Ethereum will hard fork to fend off ongoing denial of service attacks, and ViaBTC is moving to Bitcoin Unlimited. Here are the cryptocurrency highlights of week 41:
- Ethereum is about to hard fork twice due to recent distributed denial of service (DDoS) attacks on the network. Lead developers believe low gas prices have given attackers the ability to threaten the network with these attacks. The first fork is therefore intended to raise gas prices to make it more difficult for the attacker to disrupt the Ethereum blockchain and clients. A second fork will then follow shortly after to revert “the current “state-bloat” introduced by the attacks. This second fork will serve to remove accounts which are empty; lacking code, balance, storage and nonce == 0.” The fork is set to happen at block height 2,463,000. Developer Martin Swende also adds that “as a temporary measure to minimize the effects of the most recent attack, we recommend all miners to lower the gaslimit to 500K gas.”

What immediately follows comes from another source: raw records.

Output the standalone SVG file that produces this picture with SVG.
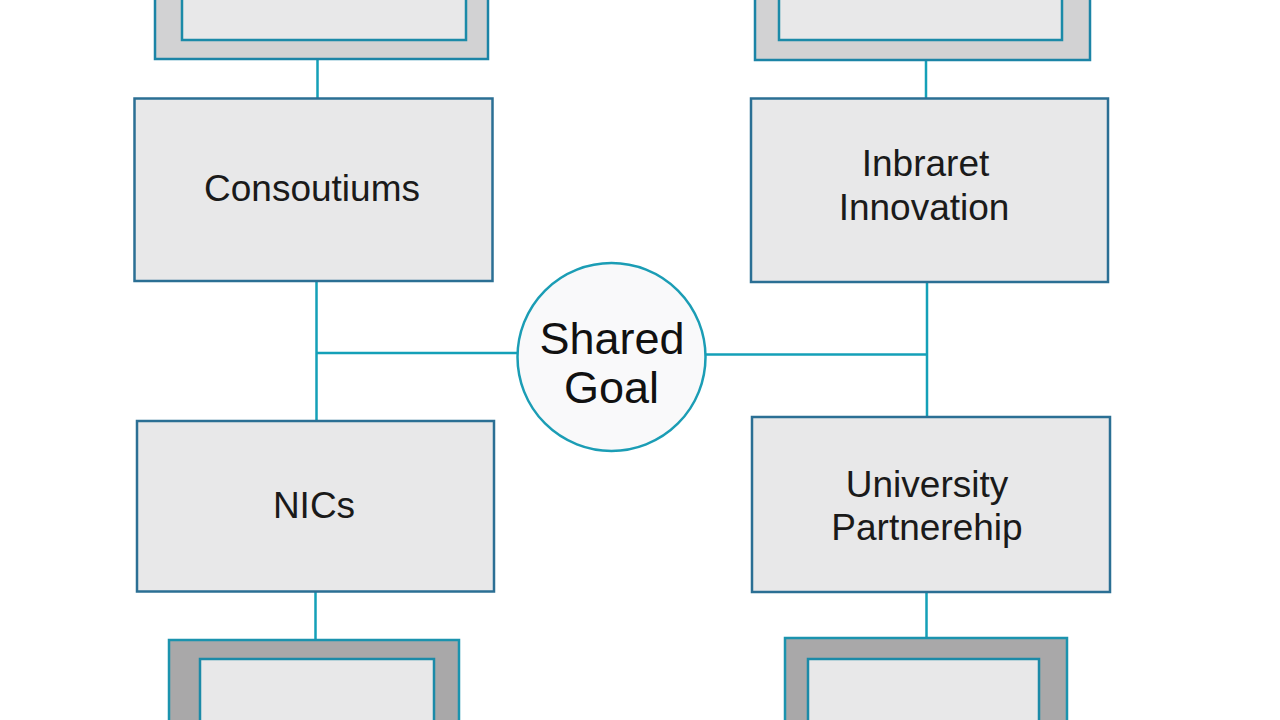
<svg xmlns="http://www.w3.org/2000/svg" width="1280" height="720" viewBox="0 0 1280 720">
<style>
text{font-family:"Liberation Sans",Arial,sans-serif;fill:#1a1a1a;text-anchor:middle}
.l{font-size:37px}
.g{font-size:45px;fill:#111}
.box{fill:#e8e8e9;stroke:#2b6f94;stroke-width:2.5}
.in{fill:#e8e8e9;stroke:#1b8aa8;stroke-width:2.5}
.ol{fill:#d2d2d3;stroke:#1b84a6;stroke-width:2.5}
.od{fill:#a9a8a9;stroke:#1b93ae;stroke-width:2.5}
.c{fill:none;stroke:#14a0b8;stroke-width:2.5}
</style>
<rect width="1280" height="720" fill="#fff"/>
<g id="connectors">
<path class="c" d="M317.500 59V99M316.500 281V421M316.500 353H518M315.500 591V640"/>
<path class="c" d="M926 59V99M927 282V417M706 354.500H927M926.500 591V638"/>
</g>
<g id="top-left"><rect class="ol" x="155" y="-20" width="333" height="79"/><rect class="in" x="182" y="-20" width="284" height="60"/></g>
<g id="top-right"><rect class="ol" x="755" y="-20" width="335" height="80"/><rect class="in" x="779" y="-20" width="283" height="60"/></g>
<g id="consortiums"><rect class="box" x="134.500" y="98.500" width="358" height="182.500"/><text class="l" x="312" y="201">Consoutiums</text></g>
<g id="inbraret"><rect class="box" x="751" y="98.500" width="357" height="183.500"/><text class="l" x="925.500" y="176">Inbraret</text><text class="l" x="924" y="220">Innovation</text></g>
<g id="nics"><rect class="box" x="137" y="421" width="357" height="170.500"/><text class="l" x="314" y="518">NICs</text></g>
<g id="university"><rect class="box" x="752" y="417" width="358" height="175"/><text class="l" x="927" y="497">University</text><text class="l" x="927" y="540">Partnerehip</text></g>
<g id="shared-goal"><circle cx="611.500" cy="357" r="94" fill="#f9f9fa" stroke="#1b9db5" stroke-width="2.500"/><text class="g" x="612" y="354">Shared</text><text class="g" x="611.500" y="403">Goal</text></g>
<g id="bottom-left"><rect class="od" x="169" y="640" width="290" height="100"/><rect class="in" x="200" y="659" width="234" height="80"/></g>
<g id="bottom-right"><rect class="od" x="785" y="638" width="282" height="100"/><rect class="in" x="808" y="659" width="231" height="80"/></g>
</svg>
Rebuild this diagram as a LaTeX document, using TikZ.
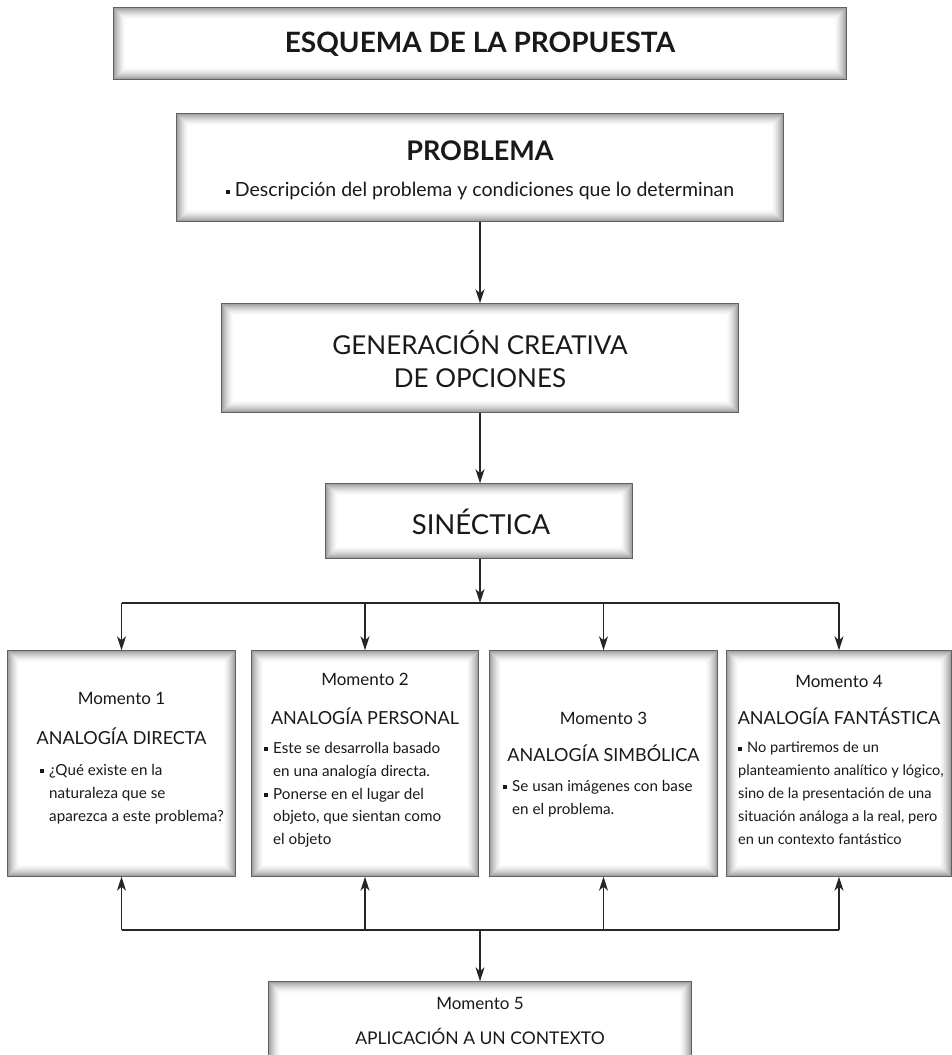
\documentclass[tikz,border=0pt]{standalone}
\usepackage{fontspec}
\setmainfont{Lato}
\usetikzlibrary{arrows.meta}
\newcommand\bul{\makebox[9pt][l]{\rule[0.28ex]{3.8pt}{3.8pt}}}
\newcommand\ind{\hspace*{9pt}}
\newcommand\glowbox[1]{%
  \foreach \i in {1,...,12}{%
    \pgfmathsetmacro\pc{36*(1-(\i-1)/12)^1.7}%
    \pgfmathsetmacro\dd{\i+0.2}%
    \draw[line width=1.05pt, draw=black!\pc]
      ([xshift=\dd pt,yshift=-\dd pt]#1.north west) rectangle
      ([xshift=-\dd pt,yshift=\dd pt]#1.south east);
  }}
\tikzset{
  box/.style={draw=black!62, line width=1.4pt, fill=white, rectangle, inner sep=0pt},
  arr/.style={draw=black!85, line width=1.1pt, -{Stealth[length=14pt,width=9pt,inset=4pt]}},
  ln/.style={draw=black!85, line width=1.1pt},
  ttl/.style={font=\fontsize{28}{30}\selectfont\bfseries, text=black!90},
  big/.style={font=\fontsize{26}{33}\selectfont, text=black!90, align=center},
  desc/.style={font=\fontsize{19.5}{24}\selectfont, text=black!90},
  mom/.style={font=\fontsize{17}{20}\selectfont, text=black!90},
  ana/.style={font=\fontsize{18}{22}\selectfont, text=black!90},
  btxt/.style={font=\fontsize{15.2}{22.8}\selectfont, text=black!90, align=left, anchor=north west, inner sep=0pt},
}
\begin{document}
\begin{tikzpicture}[x=1pt,y=-1pt]
\useasboundingbox (0,0) rectangle (952,1055);
% boxes
\node[box, minimum width=732pt, minimum height=71pt] (title) at (480,43.5) {};
\node[box, minimum width=606pt, minimum height=107pt] (prob) at (480,167.5) {};
\node[box, minimum width=516pt, minimum height=108pt] (gen) at (480,358) {};
\node[box, minimum width=306pt, minimum height=74pt] (sin) at (479,521) {};
\node[box, minimum width=227pt, minimum height=225pt] (m1) at (121.5,763.5) {};
\node[box, minimum width=226pt, minimum height=225pt] (m2) at (365,763.5) {};
\node[box, minimum width=227pt, minimum height=225pt] (m3) at (603.5,763.5) {};
\node[box, minimum width=224pt, minimum height=225pt] (m4) at (839,763.5) {};
\node[box, minimum width=422pt, minimum height=100pt] (m5) at (480,1032) {};
\glowbox{title}\glowbox{prob}\glowbox{gen}\glowbox{sin}
\glowbox{m1}\glowbox{m2}\glowbox{m3}\glowbox{m4}\glowbox{m5}
% texts
\node[ttl] (tA) at (480,44) {ESQUEMA DE LA PROPUESTA};
\node[ttl, font=\fontsize{27}{30}\selectfont\bfseries] (pA) at (480,151) {PROBLEMA};
\node[desc] (pB) at (480,191) {\bul Descripción del problema y condiciones que lo determinan};
\node[big] (gA) at (480,359) {GENERACIÓN CREATIVA\\DE OPCIONES};
\node[big, font=\fontsize{27.5}{30}\selectfont] (sA) at (481,522) {SINÉCTICA};
\node[mom] (m1a) at (121.5,698) {Momento 1};
\node[ana] (m1b) at (121.5,736) {ANALOGÍA DIRECTA};
\node[btxt] (m1c) at (40,764) {\bul ¿Qué existe en la\\\ind naturaleza que se\\\ind aparezca a este problema?};
\node[mom] (m2a) at (365,679) {Momento 2};
\node[ana] (m2b) at (365,716) {ANALOGÍA PERSONAL};
\node[btxt] (m2c) at (264,742) {\bul Este se desarrolla basado\\\ind en una analogía directa.\\\bul Ponerse en el lugar del\\\ind objeto, que sientan como\\\ind el objeto};
\node[mom] (m3a) at (603.5,718) {Momento 3};
\node[ana] (m3b) at (603.5,753) {ANALOGÍA SIMBÓLICA};
\node[btxt] (m3c) at (503,780) {\bul Se usan imágenes con base\\\ind en el problema.};
\node[mom] (m4a) at (839,681) {Momento 4};
\node[ana] (m4b) at (839,716) {ANALOGÍA FANTÁSTICA};
\node[btxt, font=\fontsize{14.6}{22.8}\selectfont] (m4c) at (738,742) {\bul No partiremos de un\\planteamiento analítico y lógico,\\sino de la presentación de una\\situación análoga a la real, pero\\en un contexto fantástico};
\node[mom] (m5a) at (480,1003) {Momento 5};
\node[ana, font=\fontsize{17.5}{20}\selectfont] (m5b) at (480,1036) {APLICACIÓN A UN CONTEXTO};
% connectors
\coordinate (hl) at (0,603);
\coordinate (bl) at (0,930);
\draw[arr] (prob.south) -- (gen.north);
\draw[arr] (gen.south) -- (sin.north -| gen.south);
\draw[arr] (sin.south -| gen.south) -- (hl -| gen.south);
\draw[ln] (m1.north |- hl) -- (m4.north |- hl);
\foreach \m in {m1,m2,m3,m4}{\draw[arr] (\m.north |- hl) -- (\m.north);}
\draw[ln] (m1.south |- bl) -- (m4.south |- bl);
\foreach \m in {m1,m2,m3,m4}{\draw[arr] (\m.south |- bl) -- (\m.south);}
\draw[arr] (m5.north |- bl) -- (m5.north);
\end{tikzpicture}
\end{document}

- The hard forks in Ethereum could have an unintended casualty in the form of Ethereum Classic. Although the forks aren’t causing much controversy within the Ethereum community, the same cannot be said for the Ethereum Classic community. The latter has the same vulnerabilities in its network, and would thus have to go through the same forks, but it is currently deeply divided over the matter with some even calling a hard fork a “violation of immutability”. They are also planning to continue running the current chain as Ethereum Classic Uncensored, which would split the already tiny community.
- ViaBTC, currently one of the largest pools in the Bitcoin network with around 10% of network hashrate, has decided move all of its mining operations to Bitcoin Unlimited. In a statement ViaBTC argues that the move is necessary to prevent “network suicide”, because “without growing capacity for on-chain transactions the business model of the miners who secure the bitcoin network against attacks will be destroyed. If mining ceases to be a profitable enterprise, and it will if we do not allow conditions which enable more on-chain transactions to occur, the network will lose the enormous amount of computing power that keeps it secure from attackers. This is guaranteed to bring about the failure of Bitcoin the protocol as well as bitcoin the currency.” The latest move comes as a shock to Core developers who are preparing to implement Segregated Witness. The latter would be implemented with a 95% activation threshold (although this can still be lowered), but ViaBTC won’t be supporting it without on-chain scaling.
- The US Securities and Exchange Commission (SEC) is once again delaying a decision on whether to approve a bid to launch a bitcoin exchange traded fund (ETF) by investors Tyler and Cameron Winklevoss. The SEC is now opening up to additional public feedback, as it is looking for feedback on the “stability of bitcoin, the manner in which the trust will value the holdings, and any potential conflicts of interest between the custodian and bitcoin exchange Gemini, which is owned by the Winklevoss brothers.” Commentators have 21 days from the publication of the SEC document in the Federal Register to formally enter their submissions. Rebuttals can be filed 35 days from that time.
- The price of Bitcoin increased by more than three percent this week to a current rate of about $640 per BTC. The price of Ethereum lost a similar percentage, causing the price of Ether to drop to a rate of $11.87 per ETH. Ethereum Classic crashed again on concerns the community could split, taking the price to $0.99 per ETC. Monero another three percent of its value as well. XMR is now trading at a rate of $6.60 per coin.